Hemoglobinopathy clinical trials at University of California Health
4 in progress, 2 open to eligible people
A Study Evaluating the Safety and Efficacy of EDIT-301 in Participants With Severe Sickle Cell Disease (RUBY)
open to eligible people ages 18-50
The purpose of this study is to evaluate the efficacy, safety and tolerability of treatment with EDIT-301 in adult participants with severe sickle cell disease (SCD).
EDIT-301 for Autologous Hematopoietic Stem Cell Transplant (HSCT) in Participants With Transfusion-Dependent Beta Thalassemia (TDT)
open to eligible people ages 18-35
The purpose of this study is to evaluate the safety, tolerability, and efficacy of treatment with EDIT-301 in adult participants with Transfusion Dependent beta Thalassemia
In Utero Hematopoietic Stem Cell Transplantation for Alpha-thalassemia Major (ATM)

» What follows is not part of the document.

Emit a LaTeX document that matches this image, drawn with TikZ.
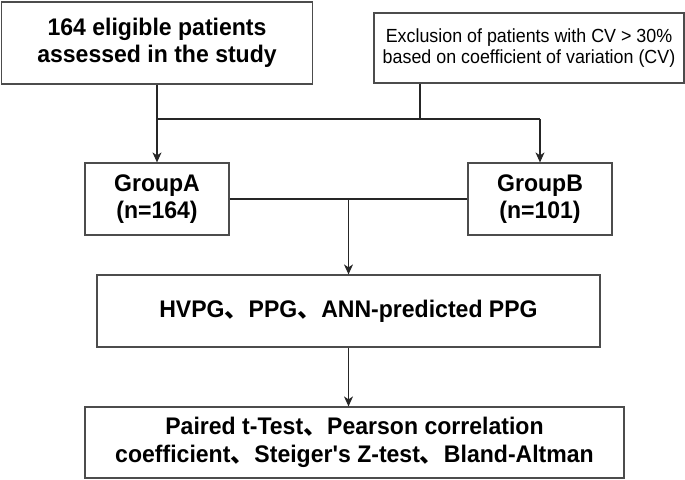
\documentclass[tikz,border=0pt]{standalone}
\usepackage{fontspec}
\setmainfont{Liberation Sans}
\newfontfamily\bignarrow[FakeStretch=0.96]{Liberation Sans}
\newfontfamily\smallnarrow[FakeStretch=0.94]{Liberation Sans}
\newfontfamily\cjk{Noto Sans CJK SC}
\usetikzlibrary{arrows.meta}
\newcommand\cjkcomma{{\cjk 、}}
\begin{document}
\begin{tikzpicture}[x=1pt,y=-1pt,
  box/.style={draw=black!70,line width=1.2pt,rectangle,inner sep=0pt,align=center},
  bigtext/.style={font=\bignarrow\fontsize{24}{27.5}\selectfont\bfseries},
  smalltext/.style={font=\smallnarrow\fontsize{19}{20.5}\selectfont},
  conn/.style={draw=black!85,line width=1.1pt},
  arr/.style={conn,-{Stealth[length=10pt,width=9pt,inset=3pt]}}]
\useasboundingbox (0,0) rectangle (685,479);
\node[box,bigtext,minimum width=311pt,minimum height=82pt] (b1) at (157,43) {164 eligible patients\\assessed in the study};
\node[box,smalltext,minimum width=310pt,minimum height=70pt] (b2) at (529,48) {Exclusion of patients with CV > 30\%\\based on coefficient of variation (CV)};
\node[box,bigtext,minimum width=144pt,minimum height=72pt] (ga) at (157,199) {GroupA\\(n=164)};
\node[box,bigtext,minimum width=144pt,minimum height=72pt] (gb) at (540,199) {GroupB\\(n=101)};
\node[box,bigtext,minimum width=503pt,minimum height=72pt] (hv) at (348.5,311) {HVPG\cjkcomma PPG\cjkcomma ANN-predicted PPG};
\node[box,bigtext,minimum width=539pt,minimum height=71pt] (bt) at (354.5,442.5) {Paired t-Test\cjkcomma Pearson correlation\\coefficient\cjkcomma Steiger\symbol{39}s Z-test\cjkcomma Bland-Altman};
\coordinate (ja) at (157,119);
\coordinate (jb) at (540,119);
\coordinate (jc) at (420,119);
\draw[arr] (b1.south) -- (ga.north);
\draw[conn] (ja) -- (jb);
\draw[conn] (b2.south -| jc) -- (jc);
\draw[arr] (jb) -- (gb.north);
\draw[conn] (ga.east) -- (gb.west);
\coordinate (m) at (hv.north |- ga.east);
\draw[arr] (m) -- (hv.north);
\draw[arr] (hv.south) -- (hv.south |- bt.north);
\end{tikzpicture}
\end{document}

Sorry, accepting new patients by invitation only
The investigators aims to evaluate the safety of in utero hematopoietic stem cell transplantation in fetuses with alpha-thalassemia major performed at the time of in utero transfusion of red blood cells.
Study of Thiotepa and TEPA Drug Exposure in Pediatric Hematopoietic Stem Cell Transplant Patients
Sorry, in progress, not accepting new patients
Thiotepa is a chemotherapy drug used extensively in bone marrow transplantation. Thiotepa is a prodrug that undergoes metabolic conversion in the liver by CYP2B6 and CYP3A4 to its primary active metabolite, triethylene phosphoramide (TEPA). The goal of this study is to determine what causes some children to have different drug concentrations of thiotepa and TEPA in their bodies and if drug levels are related to whether or not a child experiences severe side-effects during their bone marrow transplant. The hypothesis is that certain clinical and genetic factors cause changes in thiotepa and TEPA drug levels in pediatric bone marrow transplant patients and that high levels may cause severe side-effects.
Our lead scientists for Hemoglobinopathy research studies include Janel Long-Boyle, PharmD, PhD Tippi Mackenzie, MD.